Data records
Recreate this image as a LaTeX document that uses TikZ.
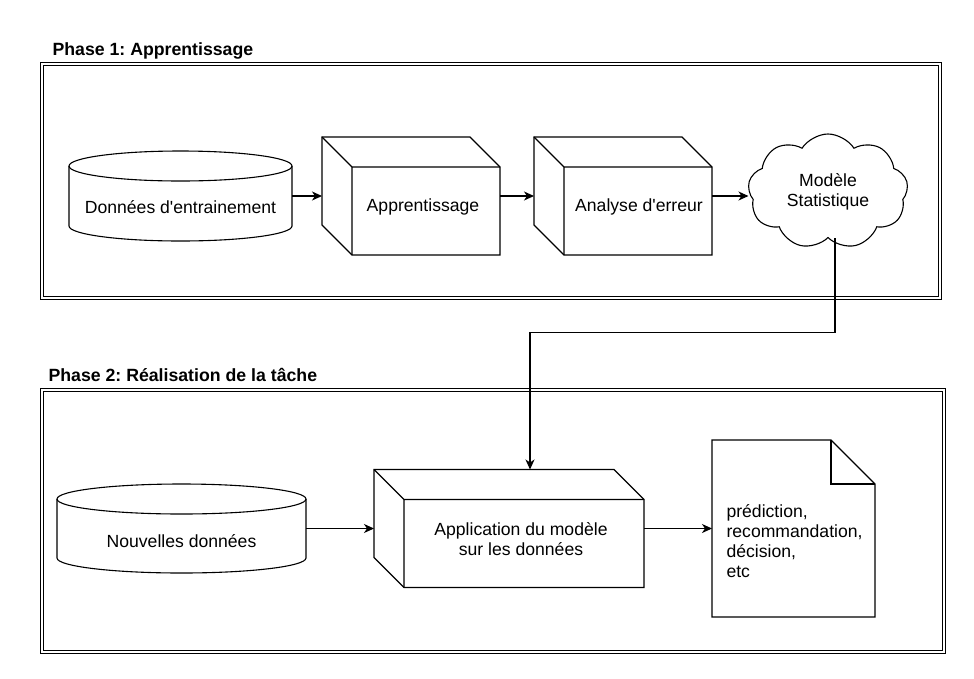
\documentclass[tikz,border=0pt]{standalone}
\usepackage{fontspec}
\setmainfont{Liberation Sans}
\usetikzlibrary{arrows.meta, shapes.symbols, calc}
\frenchspacing

\tikzset{
  txt/.style={font=\fontsize{17.6}{20}\selectfont},
  titletxt/.style={font=\fontsize{17.7}{20}\selectfont\bfseries, anchor=base west, inner sep=0pt},
  frame/.style={draw, double, double distance=2pt, line width=1pt},
  box/.style={inner sep=0pt, outer sep=0pt, txt},
  boxtxt/.style={txt, inner sep=0pt, align=center},
  flow/.style={-{Stealth[length=10pt, width=9pt, inset=3pt]}, line width=1.1pt},
}

\begin{document}
\begin{tikzpicture}[x=1pt, y=-1pt, line width=1.1pt, line join=miter]
\useasboundingbox (0,0) rectangle (974,678);

% cadres des phases
\draw[frame] (42,64) rectangle (940,298);
\draw[frame] (42,390) rectangle (944,652);
\node[titletxt] (title1) at (52,55) {Phase 1: Apprentissage};
\node[titletxt] (title2) at (48,381) {Phase 2: Réalisation de la tâche};

% phase 1
\node[box, minimum width=223pt, minimum height=90pt,
  label={[boxtxt, yshift=-11pt]center:Données d\textquotesingle entrainement}] (train) at (180.5,196) {};
\node[box, minimum width=178pt, minimum height=118pt,
  label={[boxtxt, xshift=12pt, yshift=-11pt]center:Apprentissage}] (learn) at (411,196) {};
\node[box, minimum width=178pt, minimum height=118pt,
  label={[boxtxt, xshift=16pt, yshift=-11pt]center:Analyse d\textquotesingle erreur}] (error) at (623,196) {};
\node[txt, draw, cloud, cloud puffs=9, cloud puff arc=115, cloud ignores aspect,
  minimum width=160pt, minimum height=115pt, inner sep=0pt, align=center] (model) at (828,191.5) {Modèle\\Statistique};

% phase 2
\node[box, minimum width=249pt, minimum height=89pt,
  label={[boxtxt, yshift=-12.5pt]center:Nouvelles données}] (new) at (181.5,528.5) {};
\node[box, minimum width=270pt, minimum height=118pt,
  label={[boxtxt, xshift=12pt, yshift=-11pt]center:{Application du modèle\\sur les données}}] (apply) at (509,528.5) {};
\node[box, minimum width=163pt, minimum height=177pt] (out) at (793.5,528.5) {};
\node[txt, anchor=west, align=left, inner sep=0pt] (outtxt) at ($(out.west)+(14,12.5)$)
  {prédiction,\\recommandation,\\décision,\\etc};

% cylindres
\foreach \n/\rx in {train/111.5, new/124.5}{
  \draw ($(\n.north)+(0,15)$) ellipse [x radius=\rx pt, y radius=15pt];
  \draw ($(\n.north west)+(0,15)$) -- ($(\n.south west)+(0,-15)$)
    arc[start angle=180, end angle=360, x radius=\rx pt, y radius=15pt]
    -- ($(\n.north east)+(0,15)$);
}

% cubes
\foreach \n in {learn, error, apply}{
  \draw (\n.north west) -- ($(\n.north east)+(-30,0)$) -- ($(\n.north east)+(0,30)$)
    -- (\n.south east) -- ($(\n.south west)+(30,0)$) -- ($(\n.south west)+(0,-30)$) -- cycle;
  \draw (\n.north west) -- ($(\n.north west)+(30,30)$) -- ($(\n.north east)+(0,30)$)
    ($(\n.north west)+(30,30)$) -- ($(\n.south west)+(30,0)$);
}

% document
\draw (out.north west) -- ($(out.north east)+(-44,0)$) -- ($(out.north east)+(0,44)$)
  -- (out.south east) -- (out.south west) -- cycle;
\draw ($(out.north east)+(-44,0)$) -- ($(out.north east)+(-44,44)$) -- ($(out.north east)+(0,44)$);

% fleches
\draw[flow] (train.east) -- (learn.west);
\draw[flow] (learn.east) -- (error.west);
\draw[flow] (error.east) -- (error.east -| model.west);
\draw[flow] ($(model.south)+(7,0)$) -- ++(0,94) -| ($(apply.north)+(21,0)$);
\draw[flow] (new.east) -- (apply.west);
\draw[flow] (apply.east) -- (out.west);
\end{tikzpicture}
\end{document}
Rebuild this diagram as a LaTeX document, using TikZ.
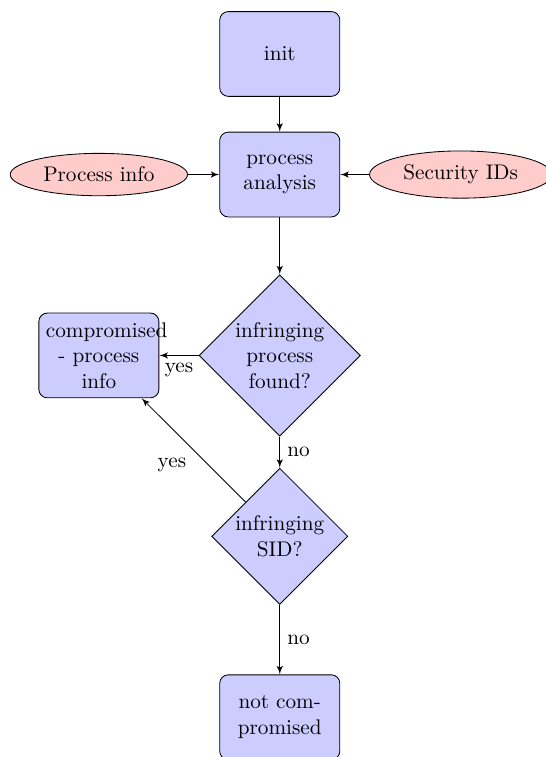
\documentclass[tikz,border=0pt]{standalone}
\usetikzlibrary{shapes.geometric,arrows}
\begin{document}
\begin{tikzpicture}[
  decision/.style={diamond, draw, fill=blue!20, text width=4.5em, text badly centered, inner sep=0pt},
  block/.style={rectangle, draw, fill=blue!20, text width=5em, text centered, rounded corners, minimum height=4em},
  line/.style={draw, -latex'},
  cloud/.style={draw, ellipse, fill=red!20, minimum height=2em}
]
\useasboundingbox (-4.64,0.895) rectangle (4.41,-11.66);
% main chain
\node [block] (init) at (0,0) {init};
\node [block] (analysis) at (0,-2) {process analysis};
\node [decision] (decide) at (0,-5) {infringing process found?};
\node [decision] (decidesid) at (0,-8) {infringing SID?};
\node [block] (safe) at (0,-11) {not compromised};
\node [block] (comp) at (-3,-5) {compromised - process info};
% inputs
\node [cloud] (pinfo) at (-3,-2) {Process info};
\node [cloud] (sids) at (3,-2) {Security IDs};
% connectors
\path [line] (init) -- (analysis);
\path [line] (pinfo) -- (analysis);
\path [line] (sids) -- (analysis);
\path [line] (analysis) -- (decide);
\path [line] (decide) -- node [below] {yes} (comp);
\path [line] (decide) -- node [right] {no} (decidesid);
\path [line] (decidesid) -- node [below left] {yes} (comp);
\path [line] (decidesid) -- node [right] {no} (safe);
\end{tikzpicture}
\end{document}
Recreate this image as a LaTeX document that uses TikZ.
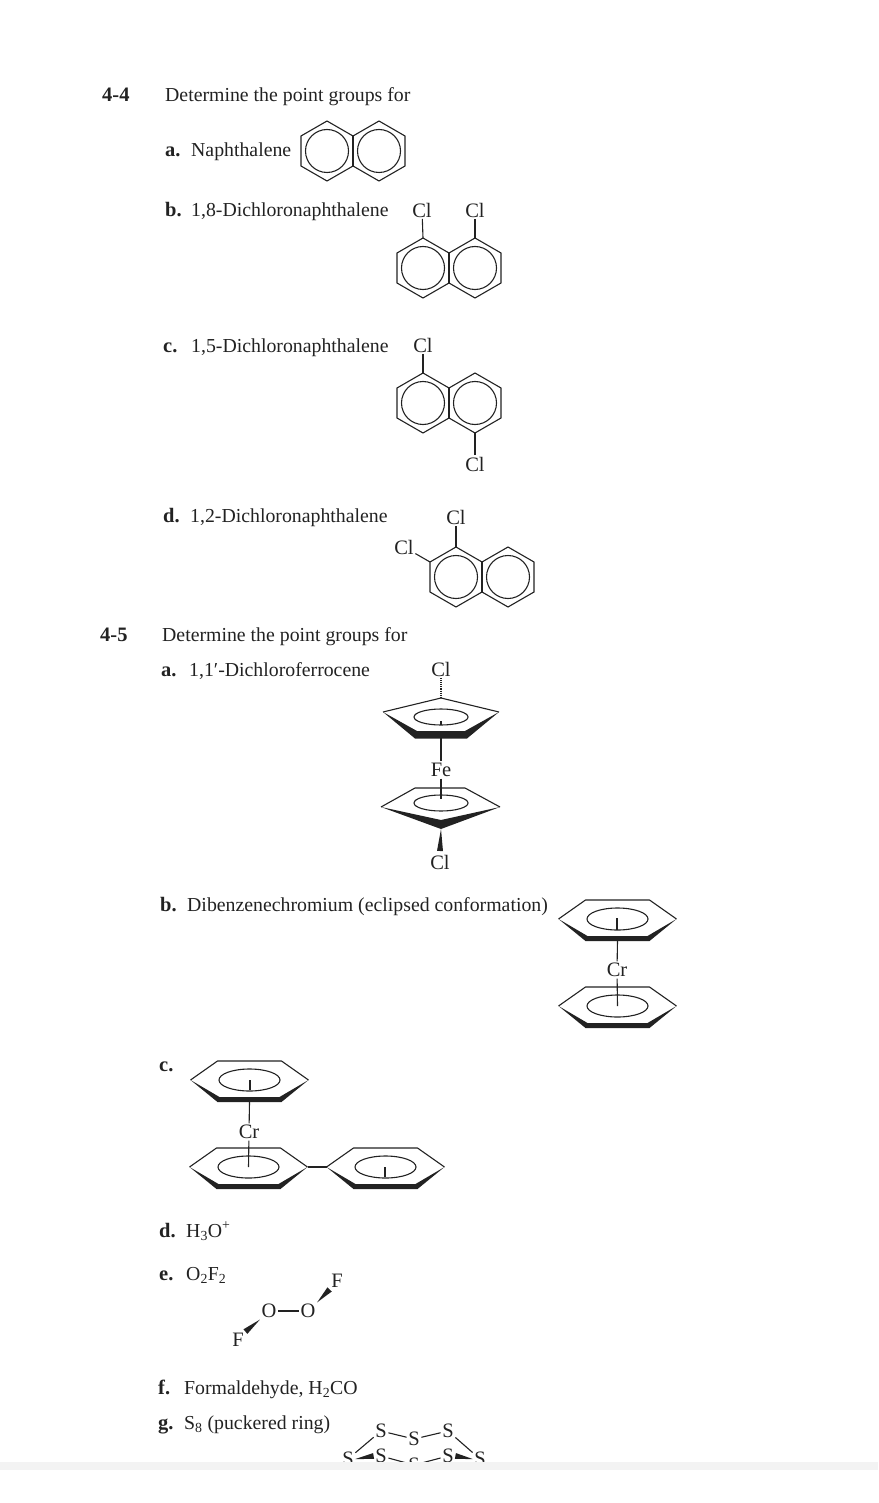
\documentclass[tikz,border=0pt]{standalone}
\usepackage{fontspec}
\setmainfont{Liberation Serif}
\usepackage{tikz}
\usetikzlibrary{calc,positioning}

\definecolor{inkcol}{HTML}{222222}
\definecolor{bandcol}{HTML}{F3F3F3}

\tikzset{
    lbl/.style={anchor=base west,inner sep=0pt,text=inkcol,font=\fontsize{19.8}{22}\selectfont},
    tag/.style={lbl,font=\fontsize{20.5}{22}\selectfont\bfseries},
    atom/.style={inner sep=1.5pt,text=inkcol,font=\fontsize{20.5}{22}\selectfont},
    bond/.style={draw=inkcol,line width=1.1pt},
    ring/.style={draw=inkcol,line width=1.1pt,line join=miter},
    % naphthalene, placed by the centre of its left ring
    pics/naph/.style={code={
        \coordinate (-lt) at (0,-30);
        \coordinate (-lb) at (0,30);
        \coordinate (-lu) at (-26,-15);
        \coordinate (-rt) at (52,-30);
        \coordinate (-rb) at (52,30);
        \draw[ring] (-lt) -- (26,-15) -- (-rt) -- (78,-15) -- (78,15) -- (-rb) -- (26,15) -- (-lb) -- (-26,15) -- (-lu) -- cycle;
        \draw[ring] (26,-15) -- (26,15);
        \draw[ring] (0,0) circle (21.5);
        \draw[ring] (52,0) circle (21.5);
    }},
    % benzene seen from the side
    pics/sidering/.style={code={
        \coordinate (-w) at (-59,0);
        \coordinate (-e) at (59,0);
        \coordinate (-n) at (0,-19);
        \coordinate (-s) at (0,22);
        \coordinate (-c) at (0,0);
        \draw[ring] (-w) -- (-32,-19) -- (32,-19) -- (-e);
        \fill[inkcol] (-w) -- (-32,22) -- (32,22) -- (-e) -- (30,17) -- (-30,17) -- cycle;
        \draw[ring] (0,0) ellipse (30.5 and 11);
    }},
}

% narrow end at the first point, wide end at the second
\newcommand{\wedgebond}[3]{\fill[inkcol] (#1) -- ($(#2)!#3!90:(#1)$) -- ($(#2)!#3!-90:(#1)$) -- cycle;}

\begin{document}
\begin{tikzpicture}[x=1pt,y=-1pt]
    \useasboundingbox (0,0) rectangle (878,1503);

    % Problem 4-4
    \node[tag] (num44) at (102,102) {4-4};
    \node[lbl] (head44) at (165,102) {Determine the point groups for};

    \node[tag] (tag44a) at (165,157) {a.};
    \node[lbl] (txt44a) at (191,157) {Naphthalene};
    \pic (nafa) at (327,151) {naph};

    \node[tag] (tag44b) at (165,217) {b.};
    \node[lbl] (txt44b) at (191,217) {1,8-Dichloronaphthalene};
    \pic (nafb) at (423,268) {naph};
    \node[atom] (clb1) at (422,210) {Cl};
    \node[atom] (clb2) at (475,210) {Cl};
    \draw[bond] (clb1) -- (nafb-lt);
    \draw[bond] (clb2) -- (nafb-rt);

    \node[tag] (tag44c) at (163,352) {c.};
    \node[lbl] (txt44c) at (191,352) {1,5-Dichloronaphthalene};
    \pic (nafc) at (423,403) {naph};
    \node[atom] (clc1) at (423,345) {Cl};
    \node[atom] (clc2) at (475,464) {Cl};
    \draw[bond] (clc1) -- (nafc-lt);
    \draw[bond] (clc2) -- (nafc-rb);

    \node[tag] (tag44d) at (163,522) {d.};
    \node[lbl] (txt44d) at (190,522) {1,2-Dichloronaphthalene};
    \pic (nafd) at (456,577) {naph};
    \node[atom] (cld1) at (456,517) {Cl};
    \node[atom] (cld2) at (404,547) {Cl};
    \draw[bond] (cld1) -- (nafd-lt);
    \draw[bond] (cld2) -- (nafd-lu);

    % Problem 4-5
    \node[tag] (num45) at (100,641) {4-5};
    \node[lbl] (head45) at (162,641) {Determine the point groups for};

    % ferrocene
    \node[tag] (tag45a) at (161,676) {a.};
    \node[lbl] (txt45a) at (189,676) {1,1′-Dichloroferrocene};
    \coordinate (fa) at (441,698);
    \coordinate (fb) at (441,738);
    \draw[ring] (383,712) -- (fa) -- (499,712);
    \fill[inkcol] (383,712) -- (415,738.5) -- (467,738.5) -- (499,712) -- (465,731) -- (417,731) -- cycle;
    \draw[ring] (441,717) ellipse (27 and 8);
    \draw[bond] (441,721) -- (441,725);
    \node[atom] (clfa) at (441,669) {Cl};
    \node[atom] (fe) at (441,770) {Fe};
    \draw[bond,densely dotted] (clfa) -- (fa);
    \draw[bond] (fb) -- (fe);
    \coordinate (fc) at (441,799);
    \coordinate (fd) at (441,829);
    \draw[ring] (381,807) -- (415,788) -- (465,788) -- (500,807);
    \fill[inkcol] (381,807) -- (fd) -- (500,807) -- (441,820) -- cycle;
    \draw[ring] (441,803) ellipse (27 and 8);
    \draw[bond] (fe) -- (fc);
    \node[atom] (clfb) at (440,862) {Cl};
    \coordinate (fw) at (440,851);
    \wedgebond{fd}{fw}{3pt}

    % dibenzenechromium
    \node[tag] (tag45b) at (160,911) {b.};
    \node[lbl] (txt45b) at (187,911) {Dibenzenechromium (eclipsed conformation)};
    \pic (dba) at (617.5,919) {sidering};
    \pic (dbb) at (617.5,1006) {sidering};
    \node[atom] (crb) at (617,970) {Cr};
    \coordinate (dbt) at (617,930);
    \draw[bond] (617,918) -- (dbt);
    \draw[bond] (dba-s) -- (crb);
    \draw[bond] (crb) -- (dbb-c);

    % biphenyl complex
    \node[tag] (tag45c) at (159,1071) {c.};
    \pic (bpa) at (249.5,1080) {sidering};
    \pic (bpb) at (248.5,1167) {sidering};
    \pic (bpc) at (385.5,1167) {sidering};
    \node[atom] (crc) at (249,1132) {Cr};
    \draw[bond] (250,1080) -- (250,1090);
    \draw[bond] (bpa-s) -- (crc);
    \draw[bond] (crc) -- (bpb-c);
    \draw[bond] (385,1167) -- (385,1177);
    \draw[bond] (bpb-e) -- (bpc-w);

    \node[tag] (tag45d) at (159,1237) {d.};
    \node[lbl] (txt45d) at (186,1237) {H\textsubscript{3}O\textsuperscript{+}};

    % peroxide
    \node[tag] (tag45e) at (159,1280) {e.};
    \node[lbl] (txt45e) at (186,1280) {O\textsubscript{2}F\textsubscript{2}};
    \node[atom] (fl) at (238,1340) {F};
    \node[atom] (ol) at (269,1311) {O};
    \node[atom] (or) at (308,1311) {O};
    \node[atom] (fr) at (337,1281) {F};
    \draw[bond] (ol) -- (or);
    \wedgebond{ol.south west}{fl.north east}{3pt}
    \wedgebond{or.north east}{fr.south west}{3pt}

    \node[tag] (tag45f) at (158,1394) {f.};
    \node[lbl] (txt45f) at (184,1394) {Formaldehyde, H\textsubscript{2}CO};

    % sulfur ring, cut off by the band
    \node[tag] (tag45g) at (158,1429) {g.};
    \node[lbl] (txt45g) at (184,1429) {S\textsubscript{8} (puckered ring)};
    \node[atom] (sa) at (381,1431) {S};
    \node[atom] (sb) at (414,1439) {S};
    \node[atom] (sc) at (448,1431) {S};
    \node[atom] (sd) at (480,1459) {S};
    \node[atom] (se) at (448,1456) {S};
    \node[atom] (sf) at (414,1465) {S};
    \node[atom] (sg) at (381,1456) {S};
    \node[atom] (sh) at (348,1459) {S};
    \draw[bond] (sa) -- (sb);
    \draw[bond] (sb) -- (sc);
    \draw[bond] (sc) -- (sd);
    \draw[bond] (sa) -- (sh);
    \draw[bond] (se) -- (sf);
    \draw[bond] (sf) -- (sg);
    \wedgebond{sh.east}{sg.west}{3pt}
    \wedgebond{sd.west}{se.east}{3pt}

    % band at the foot of the page
    \fill[white] (0,1462) rectangle (878,1503);
    \fill[bandcol] (0,1462) rectangle (878,1470);
\end{tikzpicture}
\end{document}
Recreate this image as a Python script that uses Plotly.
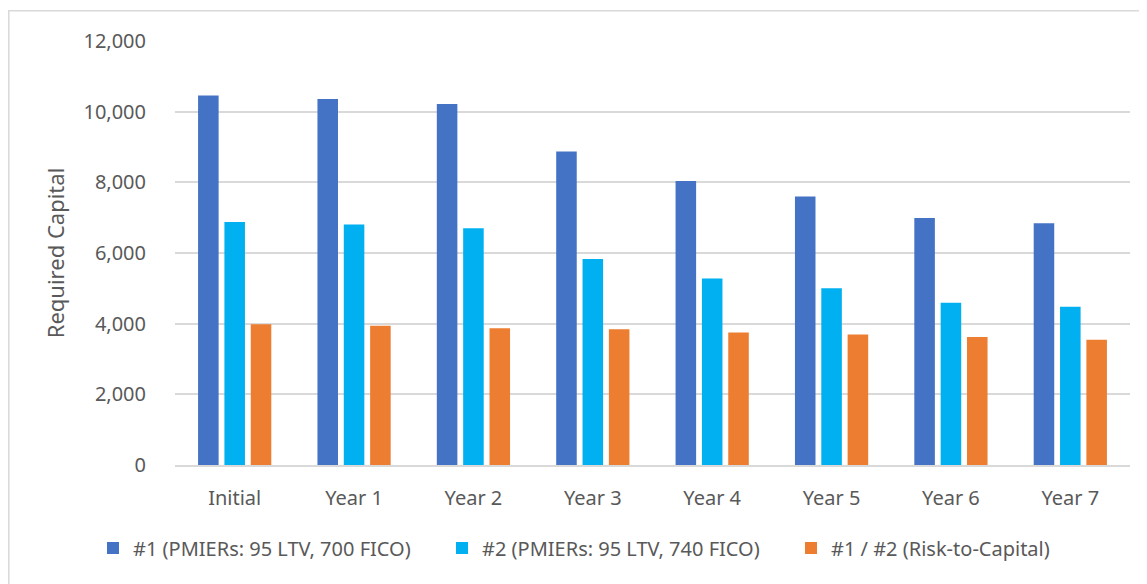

#### [TASK TO CARRY OUT]
Output exactly the span of lines from the top of the listing through the line holding "(0,0) rectangle (974,678);", and leave every picture out.

#### [FULL SOLUTION]
Recreate this image as a LaTeX document that uses TikZ.
\documentclass[tikz,border=0pt]{standalone}
\usepackage{fontspec}
\setmainfont{Liberation Sans}
\usetikzlibrary{arrows.meta, shapes.symbols, calc}
\frenchspacing

\tikzset{
  txt/.style={font=\fontsize{17.6}{20}\selectfont},
  titletxt/.style={font=\fontsize{17.7}{20}\selectfont\bfseries, anchor=base west, inner sep=0pt},
  frame/.style={draw, double, double distance=2pt, line width=1pt},
  box/.style={inner sep=0pt, outer sep=0pt, txt},
  boxtxt/.style={txt, inner sep=0pt, align=center},
  flow/.style={-{Stealth[length=10pt, width=9pt, inset=3pt]}, line width=1.1pt},
}

\begin{document}
\begin{tikzpicture}[x=1pt, y=-1pt, line width=1.1pt, line join=miter]
\useasboundingbox (0,0) rectangle (974,678);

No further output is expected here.